The position function of a moving object is $$s(t)=3t^{3}-t^{2}+1$$. What is the instantaneous velocity of the object at time $$t=2$$, where distance is measured in feet and time in seconds? （ ）
A. $$20$$ ft/s
B. $$21$$ ft/s
C. $$32$$ ft/s
D. $$36$$ ft/s

Answer

**step1** Understanding the Problem

The problem asks for the instantaneous velocity of a moving object at a specific time. We are given the position function of the object, which is $$s(t)=3t^{3}-t^{2}+1$$, where $$s$$ is measured in feet and $$t$$ in seconds.
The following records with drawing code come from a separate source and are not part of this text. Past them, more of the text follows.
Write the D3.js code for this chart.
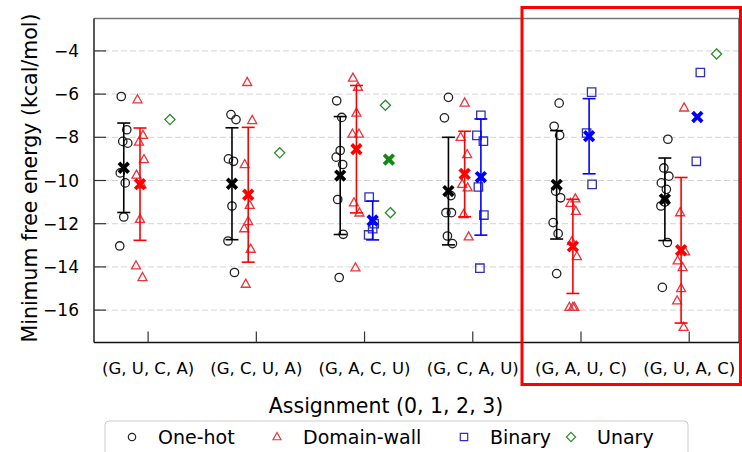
<!DOCTYPE html>
<html lang="en">
<head>
<meta charset="UTF-8">
<title>Minimum free energy by assignment</title>
<script src="https://d3js.org/d3.v7.min.js"></script>
<style>
    body { margin: 0; background: #fff; }
    svg text { font-family: "DejaVu Sans", sans-serif; fill: #000; }
</style>
</head>
<body>
<svg id="chart" width="742" height="452"></svg>
<script>
    // categories
    const groups = ["(G, U, C, A)", "(G, C, U, A)", "(G, A, C, U)", "(G, C, A, U)", "(G, A, U, C)", "(G, U, A, C)"];
    const encodings = ["One-hot", "Domain-wall", "Binary", "Unary"];
    const yTicks = [-4, -6, -8, -10, -12, -14, -16];

    // individual runs, one list per assignment
    const oneHot = [
        [-6.11, -7.65, -8.19, -8.27, -9.65, -10.11, -11.69, -13.03],
        [-6.95, -7.18, -9.0, -9.11, -11.18, -12.8, -14.26],
        [-6.31, -7.08, -8.61, -8.92, -9.26, -10.88, -12.49, -14.49],
        [-6.15, -7.1, -10.7, -11.49, -11.49, -12.57, -12.92],
        [-6.42, -7.49, -7.91, -10.49, -10.8, -11.95, -12.46, -14.31],
        [-8.09, -9.42, -9.8, -10.11, -10.41, -11.0, -11.18, -12.87, -14.95]
    ];
    const domainWall = [
        [-6.26, -7.91, -8.22, -9.03, -9.75, -10.2, -11.8, -13.95, -14.49],
        [-5.46, -7.22, -9.26, -11.15, -11.9, -12.23, -13.18, -14.8],
        [-5.26, -5.68, -6.88, -7.85, -7.85, -11.03, -11.5, -14.04],
        [-6.41, -8.0, -8.8, -10.18, -10.34, -11.57, -12.61],
        [-10.85, -11.06, -11.43, -12.83, -13.52, -15.87, -15.87, -15.87],
        [-6.64, -11.49, -13.3, -13.72, -14.03, -15.0, -15.57, -16.8]
    ];
    const binary = [
        [],
        [],
        [-10.77, -12.0, -12.23, -12.52],
        [-6.98, -7.91, -8.18, -10.3, -11.6, -14.06],
        [-5.91, -7.8, -10.18],
        [-5.0, -9.11]
    ];
    const unary = [
        [-7.18],
        [-8.72],
        [-6.52, -11.49],
        [],
        [],
        [-4.14]
    ];

    // mean and standard deviation markers (null = not drawn)
    const oneHotMean = [-9.41, -10.15, -9.77, -10.49, -10.2, -10.87];
    const oneHotSd = [2.07, 2.59, 2.73, 2.49, 2.51, 1.91];
    const domainWallMean = [-10.17, -10.66, -8.55, -9.7, -13.05, -13.23];
    const domainWallSd = [2.6, 3.12, 2.95, 1.98, 2.18, 3.37];
    const binaryMean = [null, null, -11.85, -9.84, -7.95, -7.06];
    const binarySd = [null, null, 0.9, 2.69, 1.74, null];
    const unaryMean = [null, null, -9.03, null, null, null];
    const unarySd = [null, null, null, null, null, null];

    const series = [
        {name: encodings[0], pts: oneHot, mean: oneHotMean, sd: oneHotSd, color: "#000000", stroke: "#222222", shape: "circle", off: -0.225},
        {name: encodings[1], pts: domainWall, mean: domainWallMean, sd: domainWallSd, color: "#ff0000", stroke: "#e8363c", shape: "triangle", off: -0.075},
        {name: encodings[2], pts: binary, mean: binaryMean, sd: binarySd, color: "#0000ff", stroke: "#2f2fb8", shape: "square", off: 0.075},
        {name: encodings[3], pts: unary, mean: unaryMean, sd: unarySd, color: "#118811", stroke: "#2e8b2e", shape: "diamond", off: 0.225}
    ];

    const svg = d3.select("#chart");
    const plot = {left: 94, right: 739, top: 18.5, bottom: 342.5};

    const x = d3.scaleLinear().domain([-0.5, 5.46]).range([plot.left, plot.right]);
    const y = d3.scaleLinear().domain([-17.5, -2.5]).range([plot.bottom, plot.top]);

    // grid
    svg.append("g").selectAll("line").data(yTicks).join("line")
        .attr("x1", plot.left).attr("x2", plot.right)
        .attr("y1", d => y(d)).attr("y2", d => y(d))
        .attr("stroke", "#d4d4d4").attr("stroke-width", 1)
        .attr("stroke-dasharray", "6,3");

    function markerPath(shape, s) {
        if (shape === "triangle") {
            const h = s * 0.9;
            return `M0,${-h * 0.62}L${s / 2},${h * 0.38}L${-s / 2},${h * 0.38}Z`;
        }
        if (shape === "square") {
            const h = s / 2 - 0.3;
            return `M${-h},${-h}L${h},${-h}L${h},${h}L${-h},${h}Z`;
        }
        if (shape === "diamond") {
            const h = s / 2 + 0.6;
            return `M0,${-h}L${h},0L0,${h}L${-h},0Z`;
        }
        return d3.arc()({innerRadius: 0, outerRadius: s / 2 - 0.3, startAngle: 0, endAngle: 2 * Math.PI});
    }

    function crossPath(cx, cy) {
        // filled 'X' marker
        const L = 6.8, w = 1.9;
        const pts = [[-w, -L], [w, -L], [w, -w], [L, -w], [L, w], [w, w], [w, L], [-w, L], [-w, w], [-L, w], [-L, -w], [-w, -w]];
        const c = Math.SQRT1_2;
        return "M" + pts.map(([a, b]) => [cx + (a - b) * c, cy + (a + b) * c].join(",")).join("L") + "Z";
    }

    const jitter = [-2.5, 3, -1, 4, -3.5, 1.5, 0, -4, 2.5];

    // scattered runs
    series.forEach(s => {
        const g = svg.append("g");
        s.pts.forEach((vals, gi) => {
            g.selectAll(null).data(vals).join("path")
                .attr("d", markerPath(s.shape, 9))
                .attr("transform", (d, i) => `translate(${x(gi + s.off) + jitter[(i + gi * 2) % jitter.length]},${y(d)})`)
                .attr("fill", "none")
                .attr("stroke", s.stroke)
                .attr("stroke-width", 1.3);
        });
    });

    // error bars and mean markers
    series.forEach(s => {
        const g = svg.append("g");
        groups.forEach((name, gi) => {
            const m = s.mean[gi];
            if (m == null) return;
            const cx = x(gi + s.off);
            const sd = s.sd[gi];
            if (sd != null) {
                g.append("line").attr("x1", cx).attr("x2", cx)
                    .attr("y1", y(m + sd)).attr("y2", y(m - sd))
                    .attr("stroke", s.color).attr("stroke-width", 1.6);
                [m + sd, m - sd].forEach(v => {
                    g.append("line").attr("x1", cx - 6.5).attr("x2", cx + 6.5)
                        .attr("y1", y(v)).attr("y2", y(v))
                        .attr("stroke", s.color).attr("stroke-width", 1.6);
                });
            }
            g.append("path").attr("d", crossPath(cx, y(m))).attr("fill", s.color);
        });
    });

    // frame
    const frame = svg.append("g");
    frame.append("line").attr("x1", plot.left).attr("x2", plot.right).attr("y1", plot.top).attr("y2", plot.top).attr("stroke", "#777").attr("stroke-width", 1.5);
    frame.append("line").attr("x1", plot.right).attr("x2", plot.right).attr("y1", plot.top).attr("y2", plot.bottom).attr("stroke", "#555").attr("stroke-width", 1.5);
    frame.append("line").attr("x1", plot.left).attr("x2", plot.left).attr("y1", plot.top).attr("y2", plot.bottom).attr("stroke", "#222").attr("stroke-width", 1.5);
    frame.append("line").attr("x1", plot.left).attr("x2", plot.right).attr("y1", plot.bottom).attr("y2", plot.bottom).attr("stroke", "#111").attr("stroke-width", 1.5);

    // y axis ticks and labels
    const yAxis = svg.append("g");
    yAxis.selectAll("line").data(yTicks).join("line")
        .attr("x1", plot.left).attr("x2", plot.left + 12)
        .attr("y1", d => y(d)).attr("y2", d => y(d))
        .attr("stroke", "#333").attr("stroke-width", 1.2);
    yAxis.selectAll("text").data(yTicks).join("text")
        .attr("x", 79).attr("y", d => y(d))
        .attr("text-anchor", "end").attr("dominant-baseline", "central")
        .attr("font-size", 17)
        .text(d => "\u2212" + Math.abs(d));

    // x axis ticks and labels
    const xAxis = svg.append("g");
    xAxis.selectAll("line").data(groups).join("line")
        .attr("x1", (d, i) => x(i)).attr("x2", (d, i) => x(i))
        .attr("y1", plot.bottom).attr("y2", plot.bottom - 11)
        .attr("stroke", "#333").attr("stroke-width", 1.2);
    xAxis.selectAll("text").data(groups).join("text")
        .attr("x", (d, i) => x(i)).attr("y", 368)
        .attr("text-anchor", "middle").attr("dominant-baseline", "central")
        .attr("font-size", 16.5)
        .text(d => d);

    svg.append("text")
        .attr("x", 386).attr("y", 406)
        .attr("text-anchor", "middle").attr("dominant-baseline", "central")
        .attr("font-size", 20.5)
        .text("Assignment (0, 1, 2, 3)");

    svg.append("text")
        .attr("transform", "translate(30,178) rotate(-90)")
        .attr("text-anchor", "middle").attr("dominant-baseline", "central")
        .attr("font-size", 20.5)
        .text("Minimum free energy (kcal/mol)");

    // legend
    const legend = svg.append("g");
    legend.append("rect")
        .attr("x", 105).attr("y", 421).attr("width", 583).attr("height", 40)
        .attr("rx", 4).attr("fill", "#fff").attr("stroke", "#cccccc").attr("stroke-width", 1);
    const legendX = [132, 277, 464, 571];
    series.forEach((s, i) => {
        legend.append("path")
            .attr("d", markerPath(s.shape, 8))
            .attr("transform", `translate(${legendX[i]},437)`)
            .attr("fill", "none").attr("stroke", s.stroke).attr("stroke-width", 1.2);
        legend.append("text")
            .attr("x", legendX[i] + 26).attr("y", 437)
            .attr("dominant-baseline", "central")
            .attr("font-size", 19)
            .text(s.name);
    });

    // highlight box
    svg.append("rect")
        .attr("x", 522).attr("y", 7.5).attr("width", 218.5).attr("height", 377)
        .attr("fill", "none").attr("stroke", "#ff0000").attr("stroke-width", 3);
</script>
</body>
</html>
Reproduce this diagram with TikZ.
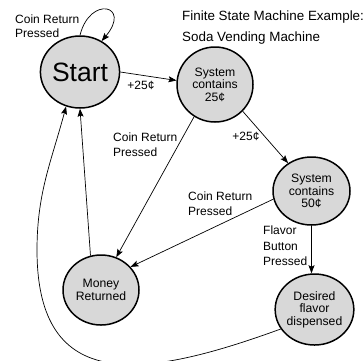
\documentclass[tikz,border=0pt]{standalone}
\usepackage{fontspec}
\setmainfont{Liberation Sans}
\usetikzlibrary{arrows.meta,shapes.geometric}
\definecolor{statefill}{RGB}{216,216,216}
\begin{document}
\begin{tikzpicture}[x=1pt,y=-1pt,
  state/.style={ellipse, draw=black, line width=1.5pt, fill=statefill, inner sep=0pt,
    align=center, font=\fontsize{12.2}{12.5}\selectfont},
  edge/.style={draw=black, line width=0.7pt, -{Stealth[length=8pt,width=6pt,inset=1.5pt]}},
  lbl/.style={align=left, font=\fontsize{12}{14.5}\selectfont, inner sep=0pt, anchor=west},
  clbl/.style={font=\fontsize{12}{14.5}\selectfont, inner sep=0pt}
]
\useasboundingbox (0,0) rectangle (363,360);
% states
\node[state, minimum width=76pt, minimum height=72pt, font=\fontsize{26.5}{28}\selectfont] (start) at (80,72) {Start};
\node[state, minimum width=76pt, minimum height=75pt] (s25) at (215,84.5) {System\\contains\\25¢};
\node[state, minimum width=77pt, minimum height=68pt] (s50) at (311.5,191) {System\\contains\\50¢};
\node[state, minimum width=76pt, minimum height=70pt] (money) at (101,290) {Money\\Returned};
\node[state, minimum width=75pt, minimum height=71pt] (desired) at (314.5,309.5) {Desired\\flavor\\dispensed};
% title
\node[lbl, font=\fontsize{13.4}{20.5}\selectfont] (title) at (182,27.5) {Finite State Machine Example:\\Soda Vending Machine};
% edges
\draw[edge] (start.90) .. controls (90,-5) and (132,5) .. (start.55);
\node[lbl] (l0) at (15,26) {Coin Return\\Pressed};
\draw[edge] (start.0) -- (s25.174);
\node[clbl] (l1) at (141,85) {+25¢};
\draw[edge] (s25.-44) -- (s50.130);
\node[clbl] (l2) at (246,136) {+25¢};
\draw[edge] (s25.-123) -- (money.65);
\node[lbl] (l3) at (113,144.5) {Coin Return\\Pressed};
\draw[edge] (s50.-168) -- (money.38);
\node[lbl] (l4) at (188,203.5) {Coin Return\\Pressed};
\draw[edge] (s50.south) -- (s50.south |- desired.north);
\node[lbl, font=\fontsize{12}{15.5}\selectfont] (l5) at (263,246) {Flavor\\Button\\Pressed};
\draw[edge] (money.107) -- (start.270);
\coordinate (loopleft) at (37,250);
\draw[edge] (desired.-150) to[out=200,in=270,looseness=1.45] (loopleft) to[out=90,in=255] (start.248);
\end{tikzpicture}
\end{document}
We need to find the velocity at $$t=2$$ seconds.

**step2** Identifying the Relationship between Position and Instantaneous Velocity

In mathematics, the instantaneous velocity of an object is the rate of change of its position with respect to time. This is found by taking the first derivative of the position function with respect to time. Let $$v(t)$$ denote the instantaneous velocity function.

**step3** Calculating the Derivative of the Position Function

Given the position function $$s(t)=3t^{3}-t^{2}+1$$.
To find the velocity function $$v(t)$$, we differentiate $$s(t)$$ with respect to $$t$$.
We apply the power rule of differentiation, which states that the derivative of $$t^n$$ is $$nt^{n-1}$$, and the derivative of a constant is zero.
For the term $$3t^{3}$$: the derivative is $$3 \times 3t^{(3-1)} = 9t^{2}$$.
For the term $$-t^{2}$$: the derivative is $$-1 \times 2t^{(2-1)} = -2t$$.
For the term $$+1$$ (a constant): the derivative is $$0$$.
Combining these, the instantaneous velocity function is $$v(t) = 9t^{2} - 2t$$.

**step4** Evaluating the Velocity at the Specified Time

We need to find the instantaneous velocity at time $$t=2$$ seconds. We substitute $$t=2$$ into the velocity function $$v(t)$$.
$$v(2) = 9(2)^{2} - 2(2)$$
First, calculate $$2^{2}$$:
$$2^{2} = 2 \times 2 = 4$$
Now substitute this value back into the equation:
$$v(2) = 9(4) - 2(2)$$
Perform the multiplications:
$$9 \times 4 = 36$$
$$2 \times 2 = 4$$
Substitute these results:
$$v(2) = 36 - 4$$
Finally, perform the subtraction:
$$v(2) = 32$$

**step5** Stating the Final Answer with Units

The calculated instantaneous velocity at $$t=2$$ seconds is $$32$$. Since distance is measured in feet (ft) and time in seconds (s), the unit for velocity is feet per second (ft/s).
Therefore, the instantaneous velocity of the object at time $$t=2$$ is $$32$$ ft/s.